Thanks @cfortune - I took a look at drf-generators and it seems to want to blow away the views.py file in the turkle app to do its magic. Maybe it is intended for API only sites? Using the generator may not be possible for a HTML first site.

I'm starting to read up on DRF - specifically applications that already have HTML views and want to add an api.

cash avatar May 02 '19 21:05 cash

Hi @cash , drf-generator lets you choose which types of serializers to generate, but I think it assumes you will generate your files at the beginning on an empty project, so, ya, it would blow away existing files. Maybe the way to use it is to let it blow away all the files, then we merge those files with the existing Turkle functions. Git merge tools should allow for that. It would be great to make contact with the authors of drf-generators project to get their input on modifying Turkle.

cfortune avatar May 02 '19 23:05 cfortune

drf-generators created an API for CRUD operations on projects, batches, tasks, and task assignments. I believe we would only want to keep the methods for projects and batches. I'm not expecting the workers to use the API so having methods for working with tasks and task assignments don't make as much sense to me.

Maybe its possible to create another app called api that imports the model from turkle for projects and batches and create the API using that.

cash avatar May 03 '19 14:05 cash

Maybe its possible to create another app called api that imports the model from turkle for projects and batches and create the API using that.

I think that is probably the right approach.

I assume we could import the user and group models too, from django admin, for use by drf auth, and limit actions via a drf group, or add drf permissions (read only, read/write, no access).

cfortune avatar May 03 '19 17:05 cfortune

brobin, author of drf-generators wrote this:

If the files already exist (urls, views, etc.) they would overwrite existing code. It will warn you before overwriting. You could always run it and then merge back your existing stuff.

cfortune avatar May 07 '19 15:05 cfortune

After looking through the generated code, I'm less interested in this. It was really simple code that doesn't save that much time over doing it yourself with DRF.

I'd like to get a list of design requirements for the API. On our side we want support for:

  • Managing user accounts and groups
  • Creating projects and batches
  • Monitoring progress
  • Downloading results

The above list does not include

  • Assigning a task to a specific user
  • CRUD operations on tasks (right now this is done at the batch level)
  • Completing assignments

@charman Do you have any comments on the above list?

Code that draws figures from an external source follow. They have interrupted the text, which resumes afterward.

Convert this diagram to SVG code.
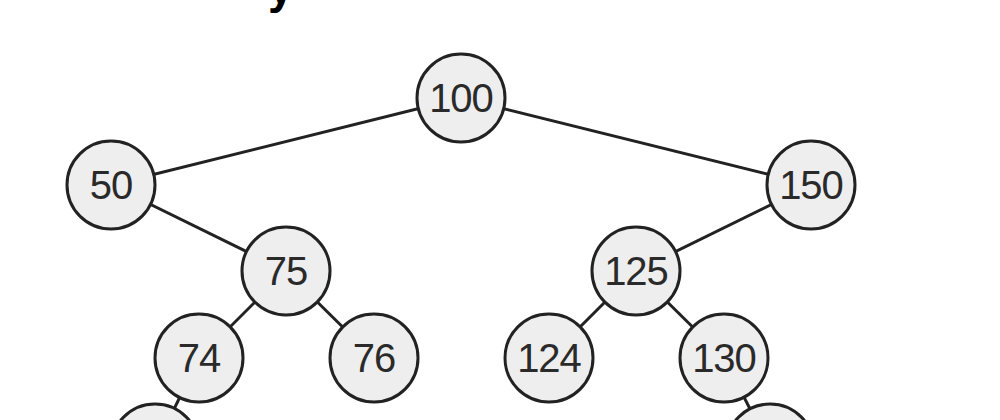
<svg xmlns="http://www.w3.org/2000/svg" width="1000" height="420" viewBox="0 0 1000 420">
<style>
.n ellipse{fill:#eeeeee;stroke:#222;stroke-width:3}
.n text{font-family:"Liberation Sans",Arial,sans-serif;font-size:40px;fill:#2a2a2a;text-anchor:middle;letter-spacing:-1px}
#edges line{stroke:#222;stroke-width:3}
</style>
<rect width="1000" height="420" fill="#fff"/>
<text x="268" y="3" font-family="Liberation Sans,Arial,sans-serif" font-weight="bold" font-size="46" fill="#000">y</text>
<g id="edges">
<line x1="461" y1="98" x2="111" y2="185"/>
<line x1="461" y1="98" x2="811" y2="185"/>
<line x1="111" y1="185" x2="286" y2="271"/>
<line x1="811" y1="185" x2="636" y2="271"/>
<line x1="286" y1="271" x2="199" y2="358"/>
<line x1="286" y1="271" x2="374" y2="358"/>
<line x1="636" y1="271" x2="549" y2="358"/>
<line x1="636" y1="271" x2="724" y2="358"/>
<line x1="199" y1="358" x2="155" y2="448"/>
<line x1="724" y1="358" x2="770" y2="448"/>
</g>
<g id="n100" class="n"><ellipse cx="461" cy="98" rx="44" ry="44"/><text x="461" y="112">100</text></g>
<g id="n50" class="n"><ellipse cx="111" cy="185" rx="44" ry="44"/><text x="111" y="199">50</text></g>
<g id="n150" class="n"><ellipse cx="811" cy="185" rx="44" ry="44"/><text x="811" y="199">150</text></g>
<g id="n75" class="n"><ellipse cx="286" cy="271" rx="44" ry="44"/><text x="286" y="285">75</text></g>
<g id="n125" class="n"><ellipse cx="636" cy="271" rx="44" ry="44"/><text x="636" y="285">125</text></g>
<g id="n74" class="n"><ellipse cx="199" cy="358" rx="44" ry="44"/><text x="199" y="372">74</text></g>
<g id="n76" class="n"><ellipse cx="374" cy="358" rx="44" ry="44"/><text x="374" y="372">76</text></g>
<g id="n124" class="n"><ellipse cx="549" cy="358" rx="44" ry="44"/><text x="549" y="372">124</text></g>
<g id="n130" class="n"><ellipse cx="724" cy="358" rx="44" ry="44"/><text x="724" y="372">130</text></g>
<g id="nbl" class="n"><ellipse cx="155" cy="448" rx="44" ry="44"/></g>
<g id="nbr" class="n"><ellipse cx="770" cy="448" rx="44" ry="44"/></g>
</svg>
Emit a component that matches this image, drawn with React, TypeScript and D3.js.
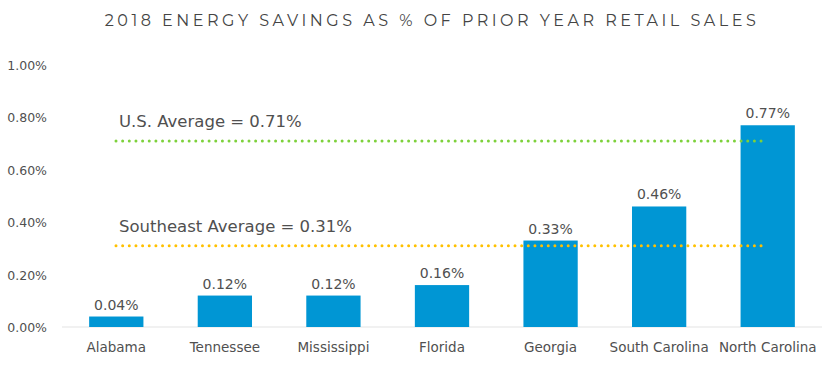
import { useEffect, useRef } from "react";
import * as d3 from "d3";

const states = [
  "Alabama",
  "Tennessee",
  "Mississippi",
  "Florida",
  "Georgia",
  "South Carolina",
  "North Carolina",
];
const savings = [0.04, 0.12, 0.12, 0.16, 0.33, 0.46, 0.77];
const yTicks = [0, 0.2, 0.4, 0.6, 0.8, 1.0];
const averages = [
  { label: "U.S. Average = 0.71%", value: 0.71, color: "#7dd13b" },
  { label: "Southeast Average = 0.31%", value: 0.31, color: "#ffc000" },
];

export default function App() {
  const svgRef = useRef<SVGSVGElement>(null);

  useEffect(() => {
    if (!svgRef.current) return;
    const svg = d3.select(svgRef.current);
    const width = 825;
    const height = 372;
    const margin = { left: 62, right: 3, top: 65, bottom: 45 };
    const font = "'DejaVu Sans', sans-serif";
    const textColor = "#505050";

    svg.selectAll("*").remove();
    svg.attr("width", width).attr("height", height);

    const x = d3
      .scaleBand()
      .domain(states)
      .range([margin.left, width - margin.right])
      .paddingInner(0.5)
      .paddingOuter(0.25);

    const y = d3
      .scaleLinear()
      .domain([0, 1])
      .range([height - margin.bottom, margin.top]);

    // Title
    svg
      .append("text")
      .attr("x", 432)
      .attr("y", 26)
      .attr("text-anchor", "middle")
      .attr("fill", "#444")
      .attr("font-family", "Montserrat, 'Open Sans', sans-serif")
      .attr("font-size", "16px")
      .attr("letter-spacing", "3.5px")
      .text("2018 ENERGY SAVINGS AS % OF PRIOR YEAR RETAIL SALES");

    // Y tick labels
    svg
      .append("g")
      .selectAll("text")
      .data(yTicks)
      .join("text")
      .attr("x", 47)
      .attr("y", (d) => y(d) + 5)
      .attr("text-anchor", "end")
      .attr("fill", textColor)
      .attr("font-family", font)
      .attr("font-size", "12.5px")
      .text((d) => d3.format(".2f")(d) + "%");

    // Axis baseline
    svg
      .append("line")
      .attr("x1", margin.left)
      .attr("x2", width - margin.right)
      .attr("y1", y(0))
      .attr("y2", y(0))
      .attr("stroke", "#e3e3e3")
      .attr("stroke-width", 1);

    // Bars
    svg
      .append("g")
      .selectAll("rect")
      .data(savings)
      .join("rect")
      .attr("x", (_, i) => x(states[i])!)
      .attr("y", (d) => y(d))
      .attr("width", x.bandwidth())
      .attr("height", (d) => y(0) - y(d))
      .attr("fill", "#0096d4");

    // Value labels
    svg
      .append("g")
      .selectAll("text")
      .data(savings)
      .join("text")
      .attr("x", (_, i) => x(states[i])! + x.bandwidth() / 2)
      .attr("y", (d) => y(d) - 7)
      .attr("text-anchor", "middle")
      .attr("fill", textColor)
      .attr("font-family", font)
      .attr("font-size", "14px")
      .text((d) => d3.format(".2f")(d) + "%");

    // Category labels
    svg
      .append("g")
      .selectAll("text")
      .data(states)
      .join("text")
      .attr("x", (d) => x(d)! + x.bandwidth() / 2)
      .attr("y", height - margin.bottom + 25)
      .attr("text-anchor", "middle")
      .attr("fill", textColor)
      .attr("font-family", font)
      .attr("font-size", "13.5px")
      .text((d) => d);

    // Average lines
    const lineStart = 116;
    const lineEnd = 763;
    averages.forEach((a) => {
      svg
        .append("line")
        .attr("x1", lineStart)
        .attr("x2", lineEnd)
        .attr("y1", y(a.value))
        .attr("y2", y(a.value))
        .attr("stroke", a.color)
        .attr("stroke-width", 3)
        .attr("stroke-linecap", "round")
        .attr("stroke-dasharray", "0 6.65");

      svg
        .append("text")
        .attr("x", 119)
        .attr("y", y(a.value) - 14)
        .attr("fill", textColor)
        .attr("font-family", font)
        .attr("font-size", "16.5px")
        .text(a.label);
    });
  }, []);

  return (
    <div style={{ position: "absolute", left: 0, top: 0, background: "#fff" }}>
      <svg ref={svgRef} style={{ display: "block" }}></svg>
    </div>
  );
}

@cfortune What are your highest priority items

cash avatar May 07 '19 16:05 cash

That's too bad about drf-generators, I thought they would have more introspection of the models and would generate more code. It still may be worthwhile to use them in order to create a nicely scoped scaffold initially.

The highest priority item for us is batch/task management. We can create projects, batches, and do user management manually via crud, because they won't change much over time. Our AI system will be hitting the API day and night, though. I would be interested in the ability to do rest operations on individual tasks rather than on a batch of tasks as a whole. For example:

  • put one or more tasks to an existing batch
  • get and delete (archive) all completed tasks (in one step).

Can we simply reuse existing batches, or does the program assume that each new collection of tasks will need a new batch?

cfortune avatar May 07 '19 23:05 cfortune

Using the html interface, you are restricted to one time batch creation. It doesn't support adding new tasks to a batch - at least not currently.

The mTurk API is set up to work like you describe. It doesn't have the concept of batches. I'm looking through the code to see what assumptions we made on this.

cash avatar May 08 '19 18:05 cash